Step 5: Calculate and Interpret Results
After clicking “Calculate Property Tax,” you will receive a breakdown showing assessed value before and after exemptions, tax before abatements, abatement savings, and the net amount owed for the number of years specified. The accompanying chart illustrates the relationship between taxable value, tax liability, exemptions, and abatements. Investors can use this breakdown to present transparent financial projections to partners or lenders. Homeowners benefit from understanding how each program influences their bill.
Advanced Planning Considerations
Appealing Your Assessment
Brooklyn property owners have the right to appeal assessments through the NYC Tax Commission. Successful petitions can lower assessed value, thereby reducing taxes for at least one year. When modeling potential reductions, use the custom assessment ratio field to simulate the outcome. Alternatively, adjust the market value and keep the standard ratios to determine the necessary drop to make an appeal worthwhile. Filing deadlines and procedural rules are detailed on the Tax Commission’s section of nyc.gov, an essential resource for owners and representatives.
Impact of Rent Regulation and Income Approach
Class 2 rental buildings in neighborhoods like Flatbush or Bushwick are assessed based on income. Actual rents and expenses drive the Department of Finance’s valuation models. If you project rent increases because of capital improvements or rent guideline board orders, plug your anticipated income into a separate pro forma and translate the projected net operating income into a revised market value. Then re-enter that value into the calculator to understand future taxes. Lenders often require this exercise when underwriting multifamily acquisitions.
Commercial Properties and Triple-Net Leases
Class 4 commercial owners frequently pass property taxes to tenants through triple-net leases. The calculator helps you verify that the pass-through is accurate and to model future escalations. When negotiating leases in Williamsburg or Gowanus, tenants may request caps or carve-outs if they fear spikes in assessed value after rezoning. Running multiple scenarios allows both parties to align expectations and create fair clauses.
Integrating Taxes into Total Cost of Ownership
Property taxes represent a significant portion of housing costs. For owner-occupants, combining taxes with mortgage payments, insurance, and maintenance yields the real monthly cost. For investors, taxes influence capitalization rates and return on equity. A $2,000 reduction in annual tax via exemptions could increase net operating income sufficiently to add six figures of value at prevailing cap rates. Therefore, the calculator is not only an educational tool but a lever for financial optimization.

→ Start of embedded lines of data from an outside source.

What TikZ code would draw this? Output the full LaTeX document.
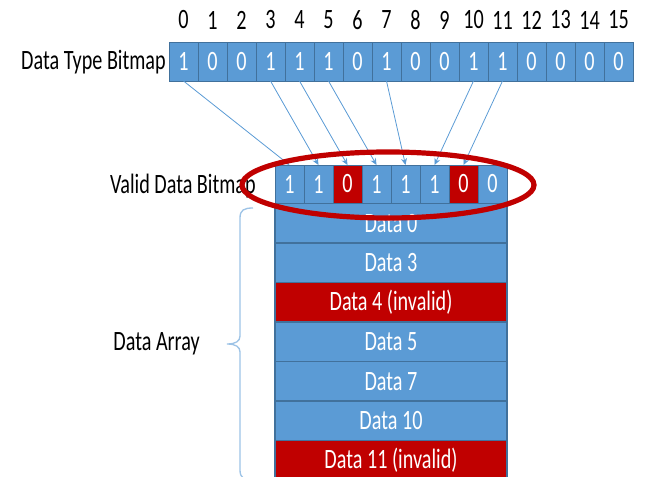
\documentclass[tikz,border=0pt]{standalone}
\usepackage{fontspec}
\setmainfont{Carlito}[FakeStretch=0.72]
\usetikzlibrary{arrows.meta}
\definecolor{cellblue}{HTML}{5B9BD5}
\definecolor{celledge}{HTML}{41719C}
\definecolor{cellred}{HTML}{C00000}
\definecolor{bracecol}{HTML}{9DC3E6}
\tikzset{
  bit/.style={draw=celledge, line width=0.6pt, fill=cellblue, text=white,
    minimum width=21.75pt, minimum height=29.25pt, inner sep=0pt, outer sep=0pt,
    anchor=north west, font=\fontsize{21}{24}\selectfont},
  vbit/.style={bit, minimum height=28.5pt},
  badbit/.style={fill=cellred},
  row/.style={draw=celledge, line width=0.8pt, fill=cellblue, text=white,
    minimum width=174pt, minimum height=29.6pt, inner sep=0pt, outer sep=0pt,
    anchor=north west, font=\fontsize{21}{24}\selectfont},
  badrow/.style={fill=cellred},
  lbl/.style={font=\fontsize{21}{24}\selectfont, inner sep=0pt},
  link/.style={draw=cellblue, line width=0.6pt,
    -{Stealth[length=5pt,width=4.5pt]}},
}
\begin{document}
\begin{tikzpicture}[x=0.75pt,y=-0.75pt]
\useasboundingbox (0,0) rectangle (650,477);

% Data type bitmap with bit indices
\foreach \b [count=\i from 0] in {1,0,0,1,1,1,0,1,0,0,1,1,0,0,0,0} {
  \node[bit] (t\i) at ({169+29*\i},42) {\b};
  \node[lbl] (n\i) at ({183.5+29*\i},20) {\i};
}
\node[lbl, anchor=east] (tlabel) at (166,62) {Data Type Bitmap};

% Valid data bitmap
\foreach \b/\s [count=\i from 0] in {1/,1/,0/badbit,1/,1/,1/,0/badbit,0/} {
  \node[vbit,\s] (v\i) at ({275+29*\i},165) {\b};
}
\node[lbl, anchor=east] (vlabel) at (256,186) {Valid Data Bitmap};

% Links from set type bits to valid bits
\foreach \s/\d in {0/0,3/1,4/2,5/3,7/4,10/5,11/6} {
  \draw[link] (t\s.south) -- (v\d.north);
}

% Data array rows
\node[row] (d0) at (275,203.5) {Data 0};
\node[row] (d1) at (275,243) {Data 3};
\node[row, badrow] (d2) at (275,282.5) {Data 4 (invalid)};
\node[row] (d3) at (275,322) {Data 5};
\node[row] (d4) at (275,361.5) {Data 7};
\node[row] (d5) at (275,401) {Data 10};
\node[row, badrow] (d6) at (275,440.5) {Data 11 (invalid)};

% Brace grouping the array
\coordinate (btop) at (253,208);
\coordinate (btip) at (227,344);
\coordinate (bbot) at (253,480);
\draw[bracecol, line width=1pt]
  (btop) .. controls (244,208) and (240,210) .. (240,218)
  -- (240,336) .. controls (240,341) and (236,344) .. (btip)
  .. controls (236,344) and (240,347) .. (240,352)
  -- (240,470) .. controls (240,478) and (244,480) .. (bbot);
\node[lbl, anchor=east] (alabel) at (200,344) {Data Array};

% Highlight around the valid bitmap
\draw[cellred, line width=3.9pt] (388,185) ellipse [x radius=146, y radius=33];
\end{tikzpicture}
\end{document}
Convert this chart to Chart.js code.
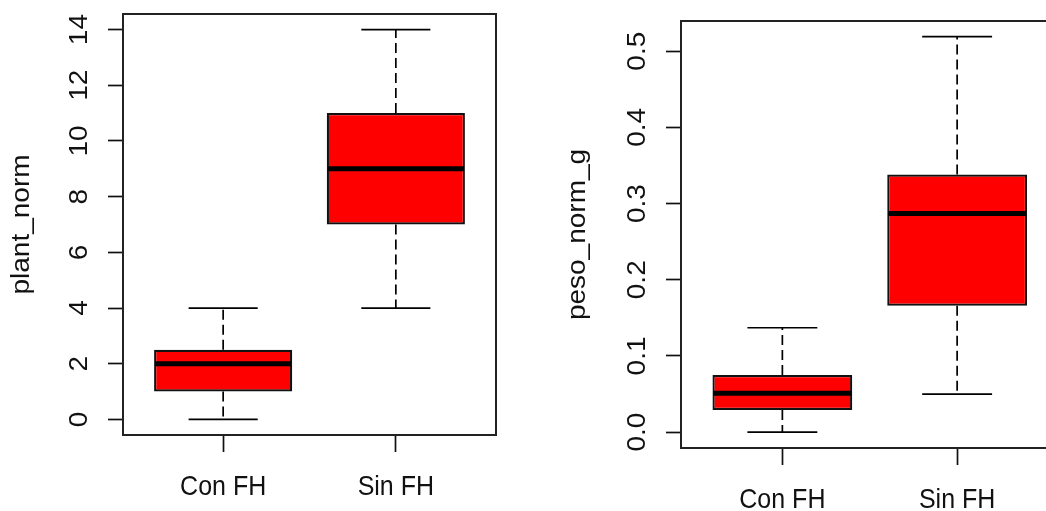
<!DOCTYPE html>
<html>
<head>
<meta charset="utf-8">
<script src="https://cdn.jsdelivr.net/npm/chart.js@4"></script>
<style>
  html, body { margin: 0; padding: 0; background: #fff; overflow: hidden; width: 1046px; height: 511px; }
  canvas { position: absolute; top: 0; }
  #left { left: 0; }
  #right { left: 523px; }
</style>
</head>
<body>
<canvas id="left" width="523" height="511"></canvas>
<canvas id="right" width="560" height="511"></canvas>
<script>
// groups on the x axis
const categories = ['Con FH', 'Sin FH'];

// plant_norm : whisker low, Q1, median, Q3, whisker high
const plantMin = [0, 4];
const plantQ1 = [1, 7];
const plantMed = [2, 9];
const plantQ3 = [2.5, 11];
const plantMax = [4, 14];
const plantTicks = [0, 2, 4, 6, 8, 10, 12, 14];
const plantTickLabels = ['0', '2', '4', '6', '8', '10', '12', '14'];

// peso_norm_g
const pesoMin = [0, 0.05];
const pesoQ1 = [0.029, 0.166];
const pesoMed = [0.051, 0.287];
const pesoQ3 = [0.075, 0.338];
const pesoMax = [0.137, 0.519];
const pesoTicks = [0, 0.1, 0.2, 0.3, 0.4, 0.5];
const pesoTickLabels = ['0.0', '0.1', '0.2', '0.3', '0.4', '0.5'];

const FONT = "'Liberation Sans', Arial, sans-serif";
const SY = 1.12; // the reference text is a bit taller than wide

function drawText(ctx, text, x, y, rotated) {
  ctx.save();
  ctx.translate(x, y);
  ctx.scale(1, SY);
  if (rotated) ctx.rotate(-Math.PI / 2);
  ctx.fillText(text, 0, 0);
  ctx.restore();
}

// whiskers, medians, frame and texts like R's boxplot
const boxPlugin = {
  id: 'boxExtras',
  afterDatasetsDraw(chart, args, opts) {
    const ctx = chart.ctx;
    const xs = chart.scales.x, ys = chart.scales.y;
    const bars = chart.getDatasetMeta(0).data;
    const a = chart.chartArea;
    ctx.save();
    ctx.strokeStyle = '#000';
    for (let i = 0; i < categories.length; i++) {
      const cx = xs.getPixelForValue(i + 1);
      const c0 = xs.getPixelForValue(i + 1 - 0.2);
      const c1 = xs.getPixelForValue(i + 1 + 0.2);
      // dashed whiskers, drawn from box outwards
      ctx.lineWidth = 1.7;
      ctx.setLineDash([10, 5]);
      ctx.beginPath();
      ctx.moveTo(cx, ys.getPixelForValue(opts.q3[i]));
      ctx.lineTo(cx, ys.getPixelForValue(opts.max[i]));
      ctx.moveTo(cx, ys.getPixelForValue(opts.q1[i]));
      ctx.lineTo(cx, ys.getPixelForValue(opts.min[i]));
      ctx.stroke();
      ctx.setLineDash([]);
      // caps
      ctx.beginPath();
      ctx.moveTo(c0, ys.getPixelForValue(opts.max[i]));
      ctx.lineTo(c1, ys.getPixelForValue(opts.max[i]));
      ctx.moveTo(c0, ys.getPixelForValue(opts.min[i]));
      ctx.lineTo(c1, ys.getPixelForValue(opts.min[i]));
      ctx.stroke();
      // median
      const b = bars[i];
      ctx.lineWidth = 5;
      ctx.beginPath();
      ctx.moveTo(b.x - b.width / 2 + 1, ys.getPixelForValue(opts.med[i]));
      ctx.lineTo(b.x + b.width / 2 - 1, ys.getPixelForValue(opts.med[i]));
      ctx.stroke();
    }
    // frame
    ctx.lineWidth = 2;
    ctx.strokeStyle = '#222';
    ctx.strokeRect(a.left, a.top, a.right - a.left, a.bottom - a.top);

    ctx.fillStyle = '#111';
    ctx.font = '25px ' + FONT;
    ctx.textAlign = 'center';
    ctx.textBaseline = 'middle';
    // y tick labels, rotated
    opts.ticks.forEach((v, k) => {
      drawText(ctx, opts.tickLabels[k], a.left - 43, ys.getPixelForValue(v), true);
    });
    // x tick labels
    categories.forEach((c, i) => {
      drawText(ctx, c, xs.getPixelForValue(i + 1), a.bottom + 52, false);
    });
    // y axis title
    drawText(ctx, opts.title, a.left - opts.titleOff, (a.top + a.bottom) / 2, true);
    ctx.restore();
  }
};

function makePanel(id, p) {
  const boxData = categories.map((c, i) => ({ x: i + 1, y: [p.q1[i], p.q3[i]] }));
  return new Chart(document.getElementById(id), {
    type: 'bar',
    data: {
      datasets: [{
        data: boxData,
        backgroundColor: '#ff0000',
        borderColor: '#111',
        borderWidth: 2.2,
        borderSkipped: false,
        barPercentage: 0.8,
        categoryPercentage: 1
      }]
    },
    options: {
      responsive: false,
      animation: false,
      layout: { padding: { top: p.top, right: p.right, left: 0, bottom: 0 } },
      plugins: {
        legend: { display: false },
        tooltip: { enabled: false },
        boxExtras: p
      },
      scales: {
        x: {
          type: 'linear',
          offset: false,
          min: 0.42,
          max: 2.58,
          afterBuildTicks: s => { s.ticks = categories.map((c, i) => ({ value: i + 1 })); },
          afterFit: s => { s.height = p.xh; },
          ticks: { display: false },
          grid: { offset: false, drawOnChartArea: false, drawTicks: true, tickLength: 17, tickColor: '#111', tickWidth: 1.7 },
          border: { display: false }
        },
        y: {
          min: p.ymin,
          max: p.ymax,
          afterBuildTicks: s => { s.ticks = p.ticks.map(v => ({ value: v })); },
          afterFit: s => { s.width = p.yw; },
          ticks: { display: false },
          grid: { drawOnChartArea: false, drawTicks: true, tickLength: 15, tickColor: '#111', tickWidth: 1.7 },
          border: { display: false }
        }
      }
    },
    plugins: [boxPlugin]
  });
}

makePanel('left', {
  title: 'plant_norm',
  min: plantMin, q1: plantQ1, med: plantMed, q3: plantQ3, max: plantMax,
  ticks: plantTicks, tickLabels: plantTickLabels,
  ymin: -0.56, ymax: 14.56,
  top: 14, right: 27, yw: 123, xh: 76, titleOff: 101
});

makePanel('right', {
  title: 'peso_norm_g',
  min: pesoMin, q1: pesoQ1, med: pesoMed, q3: pesoQ3, max: pesoMax,
  ticks: pesoTicks, tickLabels: pesoTickLabels,
  ymin: -0.0208, ymax: 0.5396,
  top: 21, right: 24.5, yw: 158, xh: 63, titleOff: 103
});
</script>
</body>
</html>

Frequently Asked Questions About Brooklyn Property Taxes
How often does NYC reassess properties?
The Department of Finance updates market values annually, with tentative rolls released every January and final rolls in May. However, assessment caps mean that taxable assessed values for Class 1 may not keep up with market realities. Class 2 and 4 can see sharper swings because they follow the income approach more closely.
What happens after a major renovation?
Significant alterations or enlargements can trigger new assessments. The Department of Buildings shares completion data with the Department of Finance, which then recalculates market and assessed values. If you anticipate a new certificate of occupancy or major improvement, use the calculator with a forward-looking market value to anticipate the tax impact. Planning ahead helps you decide whether to file for abatements like J-51 if eligible.
Is there any relief for homeowners facing hardship?
Yes. Programs such as the Property Tax and Interest Deferral (PT AID) plan allow eligible homeowners to defer a portion of taxes based on income thresholds. This can be critical for long-time Brooklyn residents on fixed incomes. Official requirements and application forms are available through the Department of Finance’s PT AID webpage. Combining PT AID with exemptions can stabilize cash flow without jeopardizing ownership.
Conclusion
The Brooklyn Property Tax Calculator delivers enterprise-level accuracy for homeowners, buyers, and investors who need to understand New York City’s sophisticated tax environment. By translating statutory ratios, caps, exemptions, and abatements into clear numbers, you gain the confidence to make purchase decisions, negotiate leases, challenge assessments, or plan capex with full knowledge of tax implications. Reference the official NYC Department of Finance and New York State Taxation resources linked throughout this guide to confirm new legislation or benefit programs, and revisit the calculator whenever market dynamics shift. Mastery of property taxes is a competitive advantage in Brooklyn’s fast-paced real estate landscape, and this tool keeps you ahead of the curve.